Proceedings of Speech Language Models in Low-Resource Settings: Performance, Evaluation, and Bias Analysis (SPEAKABLE) @ LREC 2026

DOI:10.63317/38ff2a2yojww

Abstract

We present a blank-aware decoding approach for transcript-free phoneme alignment with CTC-based speech foundation models, designed to improve annotation bootstrapping in low-resource languages. While CTC models provide frame-level phoneme posteriors without requiring transcripts, greedy decoding produces blank-dominated and temporally unstable segmentations that are difficult to correct manually. Our approach introduces two training-free blank-resolution strategies operating directly on CTC logits: (i) confidence-ratio substitution, which promotes competitive non-blank hypotheses relative to the blank symbol, and (ii) recursive context adjustment, which enforces local contextual consistency within blank spans.

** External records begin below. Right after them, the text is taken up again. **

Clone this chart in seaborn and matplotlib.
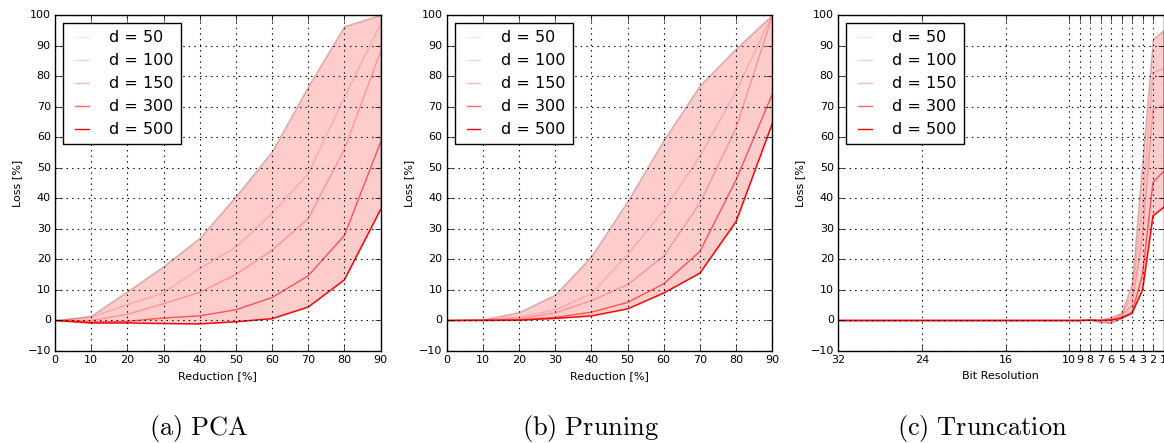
import numpy as np
import pandas as pd
import seaborn as sns
import matplotlib.pyplot as plt

# values
dims = [50, 100, 150, 300, 500]
line_alpha = [0.1, 0.18, 0.28, 0.6, 1.0]

reduction = [0, 10, 20, 30, 40, 50, 60, 70, 80, 90]
pca_loss = {
    50:  [0, 1.5, 9.5, 17.7, 27.0, 40.6, 55.3, 76.6, 96.3, 100.0],
    100: [0, 1.0, 5.2, 9.0, 17.0, 24.0, 35.0, 48.0, 73.0, 97.0],
    150: [0, 0.0, 2.0, 5.5, 9.2, 15.0, 23.0, 33.3, 56.0, 88.0],
    300: [0, -0.5, -0.3, 0.8, 1.5, 3.5, 7.5, 14.6, 27.8, 58.3],
    500: [0, -0.8, -0.8, -1.0, -1.1, -0.4, 0.6, 4.4, 13.3, 36.3],
}
pruning_loss = {
    50:  [0, 0.3, 2.7, 8.4, 21.0, 39.0, 59.0, 76.9, 89.0, 100.0],
    100: [0, 0.2, 1.0, 3.5, 8.7, 21.5, 36.0, 53.7, 75.0, 100.0],
    150: [0, 0.1, 0.5, 2.5, 6.5, 11.7, 21.0, 38.4, 63.0, 99.5],
    300: [0, 0.1, 0.2, 1.0, 2.7, 5.9, 12.0, 22.6, 46.0, 74.0],
    500: [0, 0.0, 0.1, 0.7, 1.5, 3.8, 9.0, 15.5, 32.4, 64.4],
}
bits = [32, 24, 16, 10, 9, 8, 7, 6, 5, 4, 3, 2, 1]
trunc_loss = {
    50:  [0, 0, 0, 0, 0, 0.2, 0.3, 1.0, 2.5, 12.0, 52.0, 92.0, 95.0],
    100: [0, 0, 0, 0, 0, 0.2, 0.0, 0.3, 2.0, 8.0, 38.0, 81.0, 82.5],
    150: [0, 0, 0, 0, 0, 0.1, -0.5, -0.8, 1.5, 5.0, 28.0, 69.2, 70.5],
    300: [0, 0, 0, 0, 0, 0.1, 0.0, 0.0, 1.0, 2.6, 15.0, 45.2, 48.8],
    500: [0, 0, 0, 0, 0, 0.1, 0.0, 0.2, 0.7, 2.4, 10.0, 34.3, 37.0],
}

plt.style.use('classic')
plt.rcParams['mathtext.fontset'] = 'cm'
plt.rcParams['font.family'] = ['DejaVu Sans']

fig = plt.figure(figsize=(11.64, 4.43), dpi=100)
fig.patch.set_facecolor('white')

W, H = 1164.0, 443.0
lefts = [55, 446.7, 838]
width = 325.5
panels = [
    (reduction, pca_loss, 'Reduction [%]', r'$\mathrm{(a)\ PCA}$'),
    (reduction, pruning_loss, 'Reduction [%]', r'$\mathrm{(b)\ Pruning}$'),
    (bits, trunc_loss, 'Bit Resolution', r'$\mathrm{(c)\ Truncation}$'),
]

for i, (xs, losses, xlabel, caption) in enumerate(panels):
    ax = fig.add_axes([lefts[i] / W, (H - 351) / H, width / W, 336 / H])

    lo = np.min([losses[d] for d in dims], axis=0)
    hi = np.max([losses[d] for d in dims], axis=0)
    ax.fill_between(xs, lo, hi, color='red', alpha=0.2, edgecolor='black',
                    linewidth=1.0)

    for d, a in zip(dims, line_alpha):
        sns.lineplot(x=xs, y=losses[d], color='red', alpha=a, linewidth=1.0,
                     label=f'd = {d}', ax=ax)

    ax.set_ylim(-10, 100)
    ax.set_yticks(range(-10, 101, 10))
    if i < 2:
        ax.set_xlim(0, 90)
        ax.set_xticks(range(0, 91, 10))
    else:
        ax.set_xlim(32, 1)
        ax.set_xticks(bits)
    ax.grid(True, linestyle=':', color='black', linewidth=0.8)
    ax.tick_params(labelsize=8, pad=3)
    ax.set_xlabel(xlabel, fontsize=8, labelpad=4)
    ax.set_ylabel('Loss [%]', fontsize=8, labelpad=4)

    leg = ax.legend(loc='upper left', fontsize=11.5, handlelength=1.45,
                    borderpad=0.45, labelspacing=0.5, handletextpad=1.0,
                    borderaxespad=0.5, fancybox=False)
    leg.get_frame().set_linewidth(1.0)

    cx = (lefts[i] + width / 2 - 19) / W
    fig.text(cx, (H - 428) / H, caption, fontsize=19, ha='center', va='center')

plt.savefig('out.png', dpi=100, facecolor='white')
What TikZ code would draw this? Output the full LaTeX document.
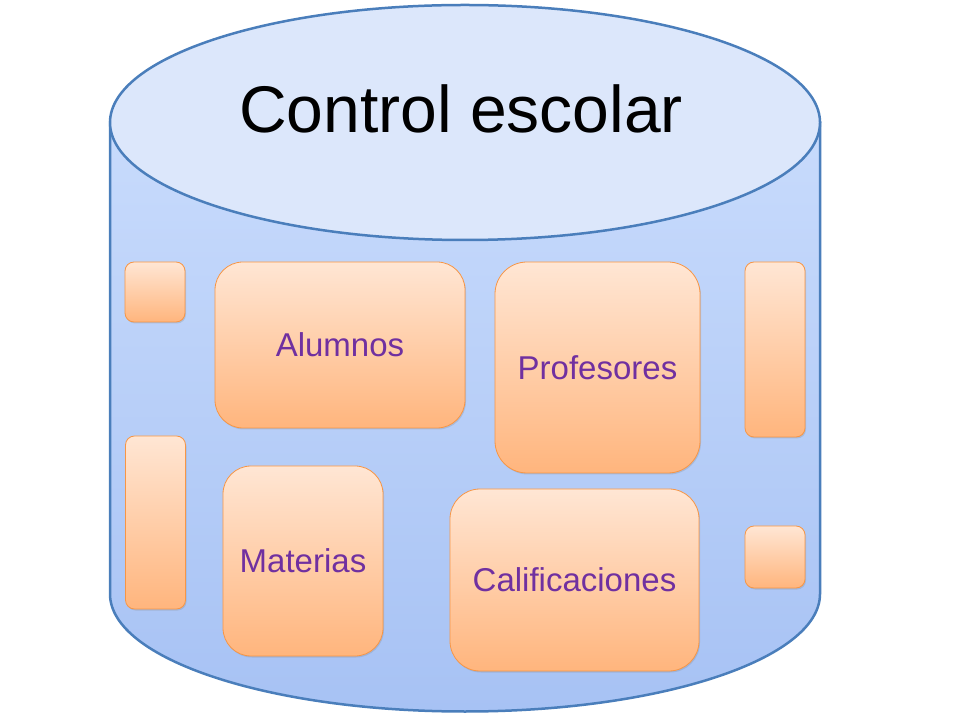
\documentclass[tikz,border=0pt]{standalone}
\usepackage{fontspec}
\setmainfont{Liberation Sans}
\usepackage{xcolor}
\usetikzlibrary{
    shapes,
    shapes.geometric,
    positioning,
    shadows,
    calc
}
\definecolor{cylline}{HTML}{4A7EBB}
\definecolor{cyltop}{HTML}{DCE7FB}
\definecolor{cylhigh}{HTML}{C8DBFC}
\definecolor{cyllow}{HTML}{A7C2F4}
\definecolor{boxline}{HTML}{F79646}
\definecolor{boxtop}{HTML}{FFE6D4}
\definecolor{boxbottom}{HTML}{FFB57D}
\definecolor{texto}{HTML}{7030A0}
\tikzset{
  cuerpo/.style = {
      draw=cylline,
      line width=2.5pt,
      top color=cylhigh,
      bottom color=cyllow
  },
  tapa/.style = {
      draw=cylline,
      line width=2.5pt,
      fill=cyltop,
      ellipse,
      inner sep=0pt
  },
  titulo/.style = {
      font=\fontsize{66}{70}\selectfont,
      text=black
  },
  tabla/.style = {
      draw=boxline,
      line width=0.8pt,
      rectangle,
      inner sep=0pt,
      top color=boxtop,
      bottom color=boxbottom,
      drop shadow={opacity=0.25, shadow xshift=1pt, shadow yshift=-1.5pt},
      font=\fontsize{33}{36}\selectfont,
      text=texto,
      align=center
  },
  chica/.style = {
      tabla,
      rounded corners=9pt
  },
  grande/.style = {
      tabla,
      rounded corners=28pt
  }
}
\begin{document}
\begin{tikzpicture}[x=1pt, y=1pt]
        \useasboundingbox (0,0) rectangle (960,720);
        % Cylinder
        \path[cuerpo] (110,597.5) -- (110,126)
            arc[start angle=180, end angle=360, x radius=355pt, y radius=117.5pt]
            -- (820,597.5) -- cycle;
        \node[tapa, minimum width=710pt, minimum height=235pt] (tope) at (465,597.5) {};
        \node[titulo] (control) at (461,611) {Control escolar};
        % Tables
        \node[grande, minimum width=250pt, minimum height=166pt] (alumnos) at (340,375) {Alumnos};
        \node[grande, minimum width=205pt, minimum height=211pt, rounded corners=32pt] (profesores) at (597.5,352.5) {Profesores};
        \node[grande, minimum width=160pt, minimum height=190pt] (materias) at (303,159) {Materias};
        \node[grande, minimum width=249pt, minimum height=182pt, rounded corners=30pt] (calificaciones) at (574.5,140) {Calificaciones};
        \node[chica, minimum width=60pt, minimum height=60pt] (chicaA) at (155,428) {};
        \node[chica, minimum width=60pt, minimum height=173pt] (altaA) at (155.5,197.5) {};
        \node[chica, minimum width=60pt, minimum height=175pt] (altaB) at (775,370.5) {};
        \node[chica, minimum width=60pt, minimum height=62pt] (chicaB) at (775,163) {};
    \end{tikzpicture}
\end{document}
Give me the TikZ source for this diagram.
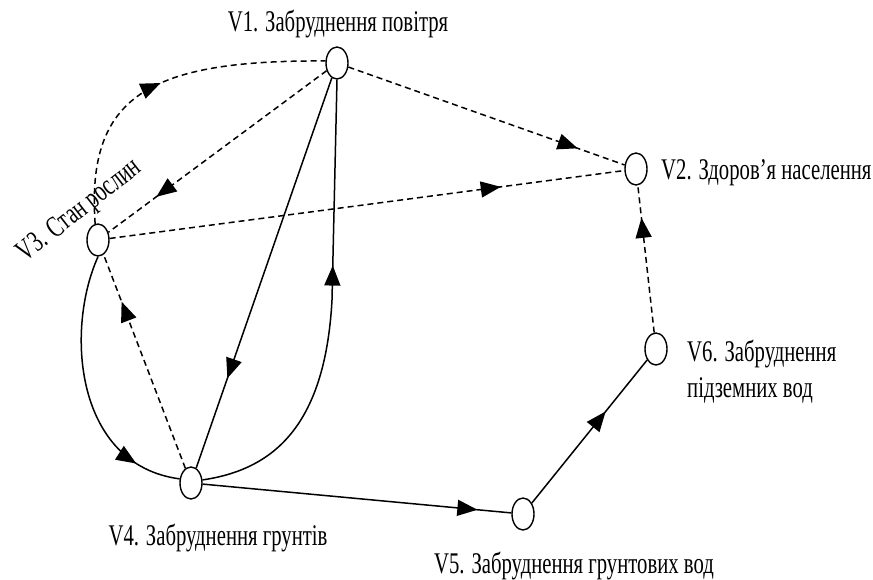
\documentclass[tikz,border=0pt]{standalone}
\usepackage{fontspec}
\setmainfont{Liberation Serif}[FakeStretch=0.69]
\usetikzlibrary{shapes.geometric,decorations.markings,arrows.meta}

\tikzset{
  vertex/.style={draw,ellipse,line width=1.4pt,minimum width=22pt,minimum height=32pt,inner sep=0pt},
  vlabel/.style={inner sep=0pt},
  mid/.style={postaction={decorate},decoration={markings,
      mark=at position #1 with {\arrow{Triangle[length=20pt,width=16pt]}}}},
  link/.style={line width=1.5pt},
  weak/.style={line width=1.5pt,dash pattern=on 6pt off 4pt},
}

\begin{document}
\begin{tikzpicture}[x=1pt,y=-1pt,font=\fontsize{30}{36}\selectfont]
   \useasboundingbox (0,0) rectangle (873,579);
   % vertices
   \node[vertex] (v_1) at (337,63)  {};
   \node[vertex] (v_2) at (636,169) {};
   \node[vertex] (v_3) at (98,240)  {};
   \node[vertex] (v_4) at (191,483) {};
   \node[vertex] (v_5) at (523,514) {};
   \node[vertex] (v_6) at (656,349) {};
   % labels
   \node[vlabel,anchor=base] (l_1) at (338,31) {V1. Забруднення повітря};
   \node[vlabel,anchor=base west] (l_2) at (661,179) {V2. Здоров’я населення};
   \node[vlabel,rotate=38] (l_3) at (80,211) {V3. Стан рослин};
   \node[vlabel,anchor=base] (l_4) at (218,545) {V4. Забруднення грунтів};
   \node[vlabel,anchor=base] (l_5) at (574,573) {V5. Забруднення грунтових вод};
   \node[vlabel,anchor=base west,align=left] (l_6) at (687,397) {V6. Забруднення\\підземних вод};
   % connectors
   \coordinate (bend) at (332,300);
   \draw[weak,mid=0.5] (v_3.100) .. controls (86,95) and (150,60) .. (v_1.170);
   \draw[link,mid=0.83] (v_3.south) .. controls (65,330) and (75,465) .. (v_4.160);
   \draw[link,mid=0.6] (v_4.15) .. controls (270,470) and (325,430) .. (bend) -- (v_1.south);
   \path (v_1) edge[weak,mid=0.78] (v_3)
         (v_1) edge[weak,mid=0.83] (v_2)
         (v_3) edge[weak,mid=0.76] (v_2)
         (v_6) edge[weak,mid=0.78] (v_2)
         (v_4) edge[weak,mid=0.78] (v_3)
         (v_1) edge[link,mid=0.77] (v_4)
         (v_4) edge[link,mid=0.89] (v_5)
         (v_5) edge[link,mid=0.64] (v_6);
\end{tikzpicture}
\end{document}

Experiments on English (TIMIT) and on Sardinian and Tyrolean dialect corpora show consistent improvements in boundary F1 prediction, phoneme duration regularity, and segmentation stability over greedy CTC decoding. Although absolute boundary deviations remain higher than transcript-conditioned aligners, the resulting alignments are structurally coherent and suitable for manual correction. A post-hoc phoneme-class analysis further reveals systematic asymmetries in blank resolution, highlighting complementary roles of local acoustic evidence and contextual cues, and outlining prominising venues for future improvements.